Further along, we landed the canoe near the bridge in unincorporated Seebert. The drizzle subsided, but the chill remained. Looking around, we didn’t see a soul, much less the little store we sought. I knocked on the door of a small inn and no one answered. A single car drove across the bridge. I held up my hand, thinking they would stop, but the vehicle just zoomed past. We wandered along the empty main street, looking for any sign of life. True, the weather was less than spectacular, but it was also Saturday afternoon. There was no one working in their yard or even smoke coming from a chimney in this ghost town. I studied the well-kept homes as we walked by, half expecting to see a single vague figure, peering from behind a curtain in an upstairs window. Wesley and I began to wonder aloud if we had camped through the start of the zombie apocalypse when another car stopped and pointed us towards the store. There, we found undead humans and bought s’more fixings and beer.
The sun came out in stints that afternoon, though dark clouds were never far off. We continued downstream, averaging 4-5 miles per hour without effort. When the sun did shine, it turned to spring again. Wildflowers and dogwood trees bloomed along the banks and the hillsides. Deciduous trees, decked in bright green, grew strait and towered above the river. Virginia Creeper, ferns, mosses and grass grew in the understory amid dead leaves and decaying logs, coated in mushrooms.
By the time we found our campsite, the sun lit the whole valley. Even the brown river pleased the eyes as sunlight glinted off the surface. We set up camp at another great site; this one had a tent platform, table, fire ring, outhouse and a shelter. Wesley and I celebrated the already glorious evening by opening beers. After a cold soggy day of canoeing through high water, soaking in sunshine and drinking a beer named “Almost Heaven” felt right. John Denver would have approved.
The next morning was cool, but sunny. Again, we took our time drinking coffee, eating breakfast and breaking camp. The river was down and had returned to its typical green hue and the big water we scouted along the trail the night before was no longer flowing at a sprinters pace. We launched and enjoyed our canoe down above friendly waters and below mostly sunny skies.
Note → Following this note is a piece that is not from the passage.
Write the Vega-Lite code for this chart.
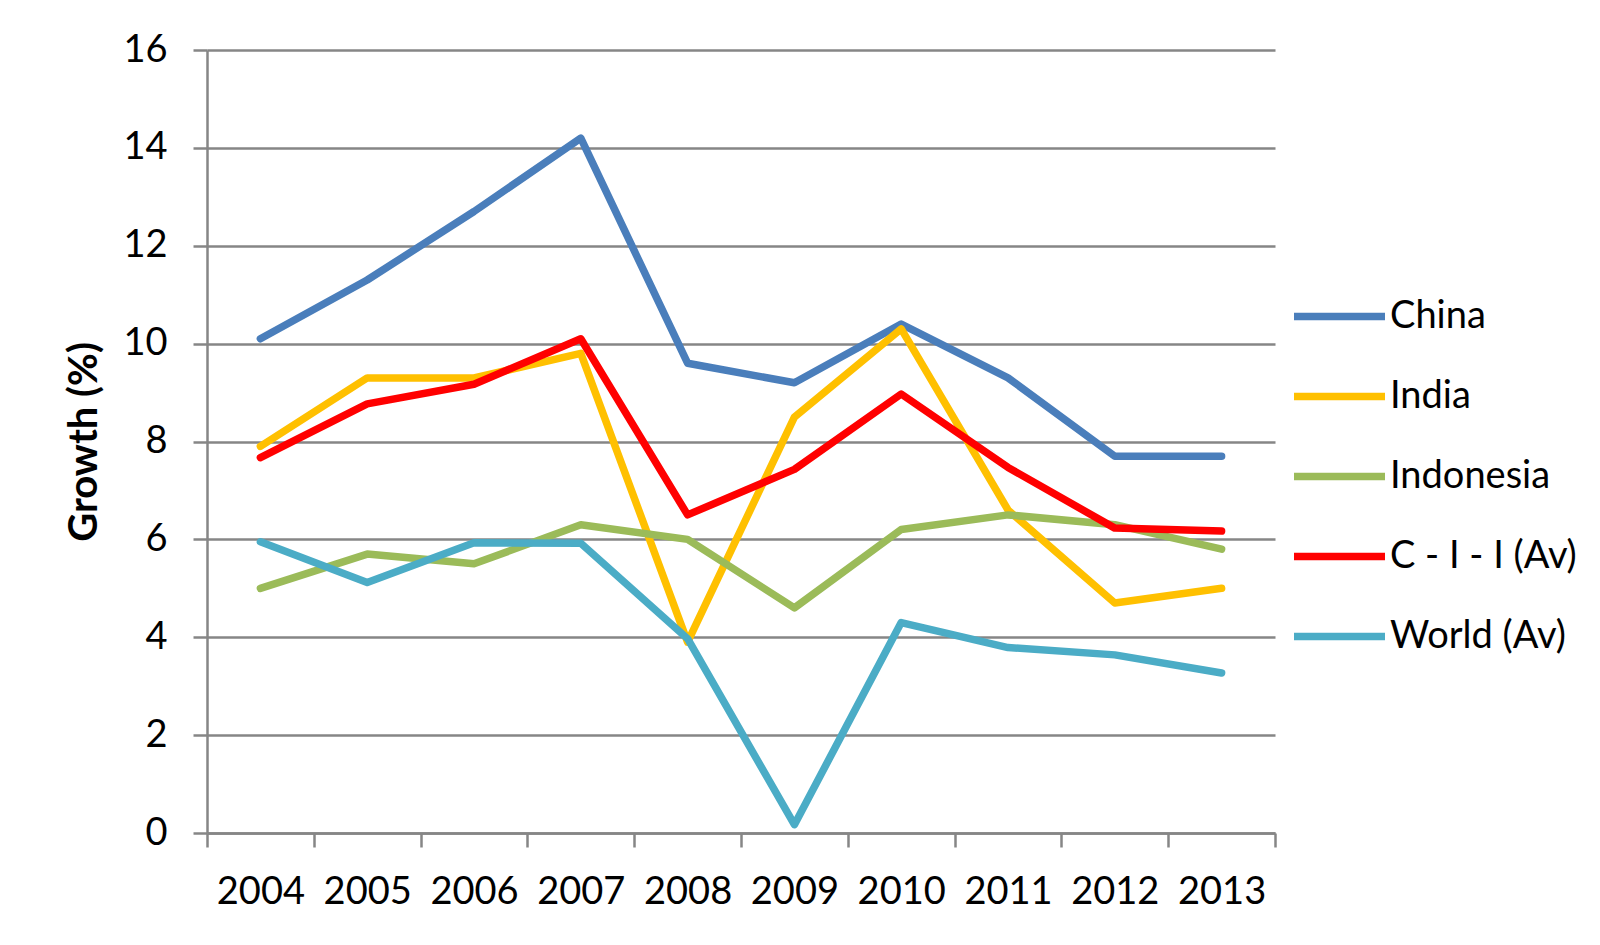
{
  "$schema": "https://vega.github.io/schema/vega-lite/v6.json",
  "width": 1068,
  "height": 783,
  "autosize": {"type": "none"},
  "padding": {"left": 207, "top": 50, "right": 325, "bottom": 112},
  "background": "white",
  "config": {
    "view": {"stroke": null},
    "font": "Lato",
    "axis": {"labelColor": "black", "titleColor": "black"}
  },
  "data": {
    "values": [
      {"year": 2004, "series": "China", "growth": 10.1},
      {"year": 2005, "series": "China", "growth": 11.3},
      {"year": 2006, "series": "China", "growth": 12.7},
      {"year": 2007, "series": "China", "growth": 14.2},
      {"year": 2008, "series": "China", "growth": 9.6},
      {"year": 2009, "series": "China", "growth": 9.2},
      {"year": 2010, "series": "China", "growth": 10.4},
      {"year": 2011, "series": "China", "growth": 9.3},
      {"year": 2012, "series": "China", "growth": 7.7},
      {"year": 2013, "series": "China", "growth": 7.7},
      {"year": 2004, "series": "India", "growth": 7.9},
      {"year": 2005, "series": "India", "growth": 9.3},
      {"year": 2006, "series": "India", "growth": 9.3},
      {"year": 2007, "series": "India", "growth": 9.8},
      {"year": 2008, "series": "India", "growth": 3.9},
      {"year": 2009, "series": "India", "growth": 8.5},
      {"year": 2010, "series": "India", "growth": 10.3},
      {"year": 2011, "series": "India", "growth": 6.6},
      {"year": 2012, "series": "India", "growth": 4.7},
      {"year": 2013, "series": "India", "growth": 5.0},
      {"year": 2004, "series": "Indonesia", "growth": 5.0},
      {"year": 2005, "series": "Indonesia", "growth": 5.7},
      {"year": 2006, "series": "Indonesia", "growth": 5.5},
      {"year": 2007, "series": "Indonesia", "growth": 6.3},
      {"year": 2008, "series": "Indonesia", "growth": 6.0},
      {"year": 2009, "series": "Indonesia", "growth": 4.6},
      {"year": 2010, "series": "Indonesia", "growth": 6.2},
      {"year": 2011, "series": "Indonesia", "growth": 6.5},
      {"year": 2012, "series": "Indonesia", "growth": 6.3},
      {"year": 2013, "series": "Indonesia", "growth": 5.8},
      {"year": 2004, "series": "C - I - I (Av)", "growth": 7.67},
      {"year": 2005, "series": "C - I - I (Av)", "growth": 8.77},
      {"year": 2006, "series": "C - I - I (Av)", "growth": 9.17},
      {"year": 2007, "series": "C - I - I (Av)", "growth": 10.1},
      {"year": 2008, "series": "C - I - I (Av)", "growth": 6.5},
      {"year": 2009, "series": "C - I - I (Av)", "growth": 7.43},
      {"year": 2010, "series": "C - I - I (Av)", "growth": 8.97},
      {"year": 2011, "series": "C - I - I (Av)", "growth": 7.47},
      {"year": 2012, "series": "C - I - I (Av)", "growth": 6.23},
      {"year": 2013, "series": "C - I - I (Av)", "growth": 6.17},
      {"year": 2004, "series": "World (Av)", "growth": 5.95},
      {"year": 2005, "series": "World (Av)", "growth": 5.12},
      {"year": 2006, "series": "World (Av)", "growth": 5.93},
      {"year": 2007, "series": "World (Av)", "growth": 5.92},
      {"year": 2008, "series": "World (Av)", "growth": 3.97},
      {"year": 2009, "series": "World (Av)", "growth": 0.17},
      {"year": 2010, "series": "World (Av)", "growth": 4.3},
      {"year": 2011, "series": "World (Av)", "growth": 3.79},
      {"year": 2012, "series": "World (Av)", "growth": 3.64},
      {"year": 2013, "series": "World (Av)", "growth": 3.27}
    ]
  },
  "mark": {"type": "line", "strokeWidth": 7.5, "strokeJoin": "round", "strokeCap": "round"},
  "encoding": {
    "x": {
      "field": "year",
      "type": "quantitative",
      "scale": {"domain": [2003.5, 2013.5], "nice": false, "zero": false},
      "axis": {
        "title": null,
        "values": [2003.5, 2004.5, 2005.5, 2006.5, 2007.5, 2008.5, 2009.5, 2010.5, 2011.5, 2012.5, 2013.5],
        "labelExpr": "datum.value > 2013 ? '' : format(datum.value + 0.5, 'd')",
        "labelOffset": 53.4,
        "labelFlush": false,
        "labelOverlap": false,
        "labelBound": false,
        "labelFontSize": 38,
        "labelPadding": 26,
        "labelColor": "black",
        "tickSize": 14,
        "tickColor": "#868686",
        "tickWidth": 2.5,
        "domainColor": "#868686",
        "domainWidth": 2.5,
        "grid": false
      }
    },
    "y": {
      "field": "growth",
      "type": "quantitative",
      "scale": {"domain": [0, 16], "nice": false},
      "axis": {
        "title": "Growth (%)",
        "titleFontSize": 40,
        "titleFontWeight": "bold",
        "titlePadding": 18,
        "values": [0, 2, 4, 6, 8, 10, 12, 14, 16],
        "labelFontSize": 38,
        "labelPadding": 26,
        "labelColor": "black",
        "tickSize": 14,
        "tickColor": "#868686",
        "tickWidth": 2.5,
        "domainColor": "#868686",
        "domainWidth": 2.5,
        "grid": true,
        "gridColor": "#868686",
        "gridWidth": 2.5
      }
    },
    "color": {
      "field": "series",
      "type": "nominal",
      "sort": null,
      "scale": {
        "domain": ["China", "India", "Indonesia", "C - I - I (Av)", "World (Av)"],
        "range": ["#4A7EBB", "#FFC000", "#9BBB59", "#FF0000", "#4BACC6"]
      },
      "legend": {
        "title": null,
        "orient": "none",
        "legendX": 1083,
        "legendY": 217,
        "symbolType": "stroke",
        "symbolSize": 8281,
        "symbolStrokeWidth": 7.5,
        "labelFontSize": 38,
        "labelColor": "black",
        "labelOffset": 1,
        "labelLimit": 400,
        "rowPadding": 11,
        "padding": 0
      }
    }
  }
}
We arrived at the town of Renick mid-afternoon and discovered my car wasn’t there, but that is a whole other story (see ‘thanks to’ below). Despite the bouts of cold and rain, Wesley and I avoided hypothermia and had a magnificent float along the Greenbrier. We took advantage of the sunshine when present and took advantage of the moonshine when there was no sunshine. Over the span of 3 days and 33 miles, we never saw another boat on the water. I guess that’s the good thing about outpacing summer — you outpace the tourists, too.
River Stats and Fun Facts
- Greenbrier River, West Virginia
- Weather: Ranged from sunny in the upper 60s to rainy, cloudy with lows in the 30’s.
- Miles canoed: 33
- Launch Point: Marlington, near city park 38.225203, -080.095104
- Campsite #1: 38.1579, -080.141109 (developed free site with restroom, platform table and fire ring)
- Campsite #2: 38.036998,-080.24822 (developed free site with restroom, platform, fire ring, table and shelter)
- Takeout Point: 37.989738,-080.353797 (better takeout a little further down, just passed bridge on river right)
- Song Sung on River: Country Roads, John Denver
- Huge Thanks to Chuck with Appalachian Sport (304) 799-4050): We arranged for the owner of the outfitter to shuttle our car down from Marlington to Renick. When we arrived in Renick 2 days later we couldn’t find the car. Wesley found the owner in his truck, he had been waiting for us since 8 in the morning (thinking we’d get off early because the weather). He had tried to move my car down on Saturday morning but the damn car alarm went off and locked the ignition. It sounded like he spent the better part of the weekend trying to get it started. He tried jumping it, turning off the alarm, etc. (likely cursing the car and me all the while). On top of that he was worried about us canoeing down in the high water and half expected us to canoe it all on Saturday. On Sunday, he was about an hour away of sending the local firefighters in a boat after us. “Well, they need to do water rescue training anyways.” I felt terrible for the guy (who was still nice to us and drove me back to my car) and knew the whole ordeal must have zapped any built up Karma I had in this universe. Though he’ll never have his weekend back, I’ve decided I’m sending him a care package, which may or may not include a small replica of my Focus for him to destroy in a cathartic manner.
- Wildlife Spotted:
- Birds: Canada Geese, pileated woodpecker, cardinal, plovers, ducks, kingfisher.
- Reptiles: one tiny turtle
- Mammals: 2 beavers, 1 white tail deer and a gray squirrel
- Noted Species: Two endemic species of salamander at the headwaters — WV Spring Salamander at Fox Springs and the Cheat Mountain Salamander, which resides lives in the mountains.
- Dominant Trees: Butternut, Hawthorn, Oak, Hickory, White Ash, Sugar Maple, various pines and cedar
- Ecoregion: Central Appalachian, (69c) Greenbrier Karst
- Current Threats: Non point source pollution, sedimentation from logging and flooding (exacerbated by development and erosion increased from logging), fecal coliform, algae blooms (often from nutrient runoff associated with fertilizer, farming, etc.)
- Trash collected: A few bottles and trash along driftwood. For the most part, we didn’t see too much and current was too swift to nab it when we did.